Issue 4, 2014. August-September



Lavrenty Beria, the Community Party's secretary in Georgia from 1931-1938, is famous for his cruelty and his love of architecture. While his mark on Tbilisi's skyline is well known, Beria's legacy also includes a less well known system of tunnels under the city streets.

Emil Avdaliani

Very little is known about the tunnels Lavrenty Beria is credited with building: today there are more legends and crumbling walls than documented facts for historians to study.

Beria is well known for his role in the atrocities perpetrated on Stalin's orders - as well as his heavy hand in city planning for Tbilisi. Under his watch, the city circus and post office were built, as well as the former parliament building on Rustaveli Avenue. He is also credited with overseeing major infrastructure projects like the construction of the Right and Left banks along the Mtkvari River, cultivating a veritable forest from Tskneti to Mtatsminda Park, and creating the city's sewage system.

Tunnels crossing the city

It is in the sewage system that faint traces of his lesser known project can still be seen: a system of tunnels that transversed the city underground.

There is virtually no information about Beria's underground projects in the state archives, and no indication of them on large-scale Soviet-era maps of Tbilisi. The evidence of the tunnels that does exist, however, mirrors some of Beria's pet building sites.

For example, under the former Institute of Marxist-Leninism (now being rebuilt as a hotel), there are remnants of what appears to be a tunnel leading from a prison under the building to the Mtkvari River.

A tunnel is also rumored to exist under the former parliament building (which once served as the Communist Party's headquarters) - legend has it that even former Georgian President Zviad Gamsakhurdia made use of it during the last pitched days leading to his overthrow - and what is believed to be the collapsed remains of a tunnel, which was locked closed, in the courtyard of Beria's former house (now Georgia's Olympic Committee).

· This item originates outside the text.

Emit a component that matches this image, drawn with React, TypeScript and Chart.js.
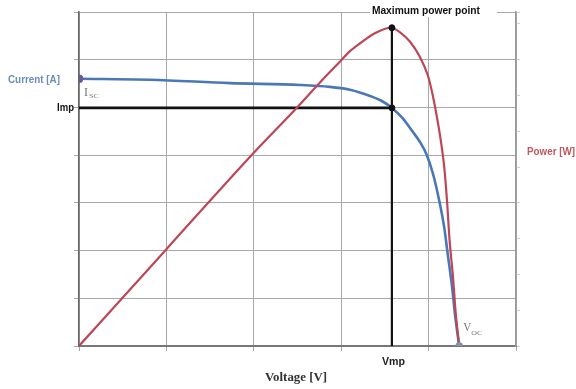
import React, { useEffect, useRef } from "react";
import { Chart, registerables } from "chart.js";

Chart.register(...registerables);

// Current–voltage curve (I-V)
const currentV = [0, 0.81, 1.73, 2.53, 2.87, 3.1, 3.22, 3.33, 3.46, 3.58, 3.7, 3.81, 3.9, 3.98, 4.05, 4.12, 4.18, 4.22, 4.27, 4.3, 4.35];
const currentA = [5.6, 5.58, 5.51, 5.47, 5.43, 5.37, 5.31, 5.24, 5.14, 4.99, 4.78, 4.51, 4.28, 4.0, 3.61, 3.06, 2.47, 1.91, 1.22, 0.69, 0];

// Power–voltage curve (P-V)
const powerV = [0, 1.0, 2.0, 2.49, 2.76, 2.99, 3.1, 3.22, 3.39, 3.57, 3.67, 3.79, 3.9, 3.99, 4.04, 4.08, 4.13, 4.18, 4.21, 4.24, 4.28, 4.31, 4.35];
const powerW = [0, 2.03, 4.05, 4.99, 5.53, 5.97, 6.18, 6.35, 6.56, 6.67, 6.58, 6.37, 6.06, 5.68, 5.32, 4.95, 4.42, 3.73, 3.06, 2.22, 1.43, 0.69, 0];

// Key points
const Vmp = 3.58;
const Imp = 4.99;
const Pmax = 6.67;
const Isc = 5.6;
const Voc = 4.35;

const BLUE = "#4a78b6";
const RED = "#be4656";

function fitText(ctx: CanvasRenderingContext2D, text: string, x: number, y: number, w: number, font: string, color: string) {
  ctx.save();
  ctx.font = font;
  ctx.fillStyle = color;
  ctx.textBaseline = "middle";
  ctx.textAlign = "left";
  const m = ctx.measureText(text).width || 1;
  ctx.translate(x, y);
  ctx.scale(w / m, 1);
  ctx.fillText(text, 0, 0);
  ctx.restore();
}

const annotations = {
  id: "annotations",
  afterDraw(chart: any) {
    const ctx: CanvasRenderingContext2D = chart.ctx;
    const xs = chart.scales.x;
    const ys = chart.scales.y;
    const px = (v: number) => xs.getPixelForValue(v);
    const py = (v: number) => ys.getPixelForValue(v);

    ctx.save();
    ctx.fillStyle = "#ffffff";
    ctx.fillRect(px(Vmp) - 22, py(7) - 4, 127, 9);
    ctx.restore();
    fitText(ctx, "Maximum power point", px(Vmp) - 20, py(7) - 1, 108, "bold 10px 'Liberation Sans Narrow', 'Liberation Sans', sans-serif", "#111");

    fitText(ctx, "Current [A]", 8, py(Isc) + 1, 52, "bold 10px 'Liberation Sans Narrow', 'Liberation Sans', sans-serif", "#6a8cc0");
    fitText(ctx, "Imp", px(0) - 22, py(Imp), 17, "bold 10px 'Liberation Sans Narrow', 'Liberation Sans', sans-serif", "#111");
    fitText(ctx, "Power [W]", 527, 152, 48, "bold 10px 'Liberation Sans Narrow', 'Liberation Sans', sans-serif", "#c2575c");
    fitText(ctx, "Vmp", px(Vmp) - 10, py(0) + 16, 23, "bold 10px 'Liberation Sans Narrow', 'Liberation Sans', sans-serif", "#222");
    fitText(ctx, "Voltage [V]", 265, 378, 62, "bold 12px 'Liberation Serif', serif", "#333");

    fitText(ctx, "I", px(0) + 5, py(Isc) + 14, 4, "12px 'Liberation Serif', serif", "#777");
    fitText(ctx, "SC", px(0) + 10, py(Isc) + 17, 10, "7px 'Liberation Serif', serif", "#777");
    fitText(ctx, "V", px(Voc) + 4, py(0) - 18, 8, "12px 'Liberation Serif', serif", "#777");
    fitText(ctx, "OC", px(Voc) + 12, py(0) - 13, 11, "7px 'Liberation Serif', serif", "#777");
  },
};

export default function App() {
  const ref = useRef<HTMLCanvasElement | null>(null);

  useEffect(() => {
    if (!ref.current) return;
    const chart = new Chart(ref.current, {
      type: "line",
      data: {
        datasets: [
          {
            label: "Imp line",
            data: [{ x: 0, y: Imp }, { x: Vmp, y: Imp }],
            borderColor: "#111",
            borderWidth: 2.6,
            pointRadius: 0,
            order: 3,
          },
          {
            label: "Vmp line",
            data: [{ x: Vmp, y: 0 }, { x: Vmp, y: Pmax }],
            borderColor: "#111",
            borderWidth: 2.2,
            pointRadius: 0,
            order: 3,
          },
          {
            label: "Current [A]",
            data: currentV.map((v, i) => ({ x: v, y: currentA[i] })),
            borderColor: BLUE,
            borderWidth: 2.6,
            pointRadius: 0,
            cubicInterpolationMode: "monotone",
            order: 2,
          },
          {
            label: "Power [W]",
            data: powerV.map((v, i) => ({ x: v, y: powerW[i] })),
            borderColor: RED,
            borderWidth: 2.2,
            pointRadius: 0,
            cubicInterpolationMode: "monotone",
            order: 1,
          },
          {
            label: "points",
            data: [{ x: Vmp, y: Imp }, { x: Vmp, y: Pmax }],
            showLine: false,
            pointRadius: 3,
            pointBackgroundColor: "#111",
            pointBorderColor: "#111",
            order: 0,
          },
          {
            label: "Isc",
            data: [{ x: 0, y: Isc }],
            showLine: false,
            pointRadius: 4,
            pointBackgroundColor: "#6b5a96",
            pointBorderColor: "#6b5a96",
            order: 0,
          },
          {
            label: "Voc",
            data: [{ x: Voc, y: 0 }],
            showLine: false,
            pointRadius: 3.5,
            pointBackgroundColor: "#7f93aa",
            pointBorderColor: "#7f93aa",
            order: 0,
          },
        ],
      },
      options: {
        animation: false,
        responsive: false,
        devicePixelRatio: 1,
        layout: { padding: { left: 74, right: 56, top: 12, bottom: 38 } },
        plugins: { legend: { display: false }, tooltip: { enabled: false } },
        scales: {
          x: {
            type: "linear",
            min: 0,
            max: 5,
            ticks: { display: false, stepSize: 1 },
            grid: { color: "#a8a8a8", lineWidth: 1, tickLength: 5 },
            border: { color: "#777", width: 2 },
          },
          y: {
            type: "linear",
            min: 0,
            max: 7,
            ticks: { display: false, stepSize: 1 },
            grid: { color: "#a8a8a8", lineWidth: 1, tickLength: 5 },
            border: { color: "#666", width: 1.5 },
          },
          y2: {
            type: "linear",
            position: "right",
            min: 0,
            max: 7,
            ticks: { display: false, stepSize: 0.75 },
            grid: { drawOnChartArea: false, color: "#d0d0d0", tickLength: 4 },
            border: { color: "#999", width: 1.5 },
          },
        },
      },
      plugins: [annotations],
    });
    return () => chart.destroy();
  }, []);

  return (
    <div style={{ position: "absolute", left: 0, top: 0, width: 576, height: 389, background: "#fff" }}>
      <canvas ref={ref} width={576} height={389} style={{ width: 576, height: 389, display: "block" }} />
    </div>
  );
}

A professional excavator, Roma Khatoevi (known among in the excavator's society by the nickname Fabian), the founder of Tbilisi urban exploration website, has extensively researched various tunnels built under Beria's rule.

On his site, Khatoevi maps out a tunnel stretching from the Circus building on Heroes' Square in Saburtalo to the left embankment of the Mtkvari river, somewhere in the neighborhood of Aghmashenebeli Avenue.

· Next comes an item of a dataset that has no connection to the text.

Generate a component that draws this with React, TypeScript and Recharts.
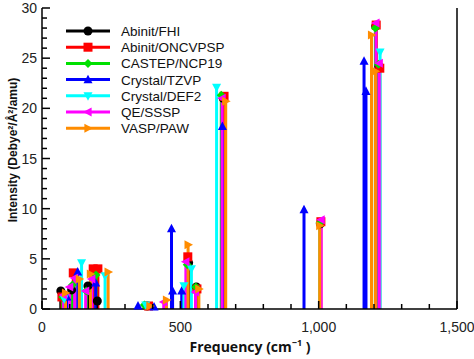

Another tunnel, in the Tbilisi Botanical garden, indicates Beria was well acquainted with the city's underground architecture and built onto existing tunnels as needed. The tunnel in the garden was first built during Nicholas II's reign and later enlarged. There has been speculation that it once connected to tunnels in the center of the city. Since Beria's time, it has been used alternately as a secret laboratory under the Soviets as well as a short-lived night club. It is now closed.

For safety or repression?

One of the longest tunnels Khatoevi has documented on his site reportedly wraps around behind the Rustaveli underground station for an estimated 2,500-3000 meters. Another tunnel winds under the city for nearly a kilometer and links the former NKVD office on Constitution Street to the Tbilisi Central Railway Station.

With no mention of the tunnels in the archives, historians and scholars can only speculate about why Beria and his comrades built the tunnels and what purpose they served.For instance, it is believed that the tunnel leading to the train station could have been used to secretly transport prisoners out of the city.

Beria's own reputation as the ruthless head of the purges in the South Caucasus adds credence to that theory: there was not enough room in the prisons in Tbilisi to house the hundreds of people jailed, tortured, and killed in years spanning the cycles of repression in the 1930s. So it is natural, reasoning goes, that the government needed a way to quietly move prisoners and corpses.

Another theory, however, is that the tunnels were part of a safety/contingency plan Beria created in case he needed to escape from the city. For instance, Tbilisi's metro system was conceived as part of a wider strategy to shelter people from the NATO attack Moscow feared would take place once Turkey joined the military alliance in 1952.

But the tunnels that have been discovered so far are believed to date back to the 1930s, making them too early to be part of the Soviet government's Cold War strategy.

Regardless of why the tunnels were built or what purpose they served for the Communist elite and the state's secret police, Beria apparently took the experience to heart: in the darkest days of World War II for the Soviet Union, when Stalin feared the government might fall to Hitler's army, he commissioned Beria to build vast bunkers in cities around Russia.

Few still exist. However, in Saratov, one of Beria's tunnels remains intact. Writing for, Yury Suprunenko noted that the underground bunker Beria built is strong enough to survive a two-ton bomb and uses systems similar to those on submarines to provide electricity and air conditioning.

The Tbilisi tunnels do not appear to be as well fortified. But as long as construction continues to uncover more pieces of the city's past, the chance that someday Tbilisi will resolve the legacy of Beria's tunnels still exists.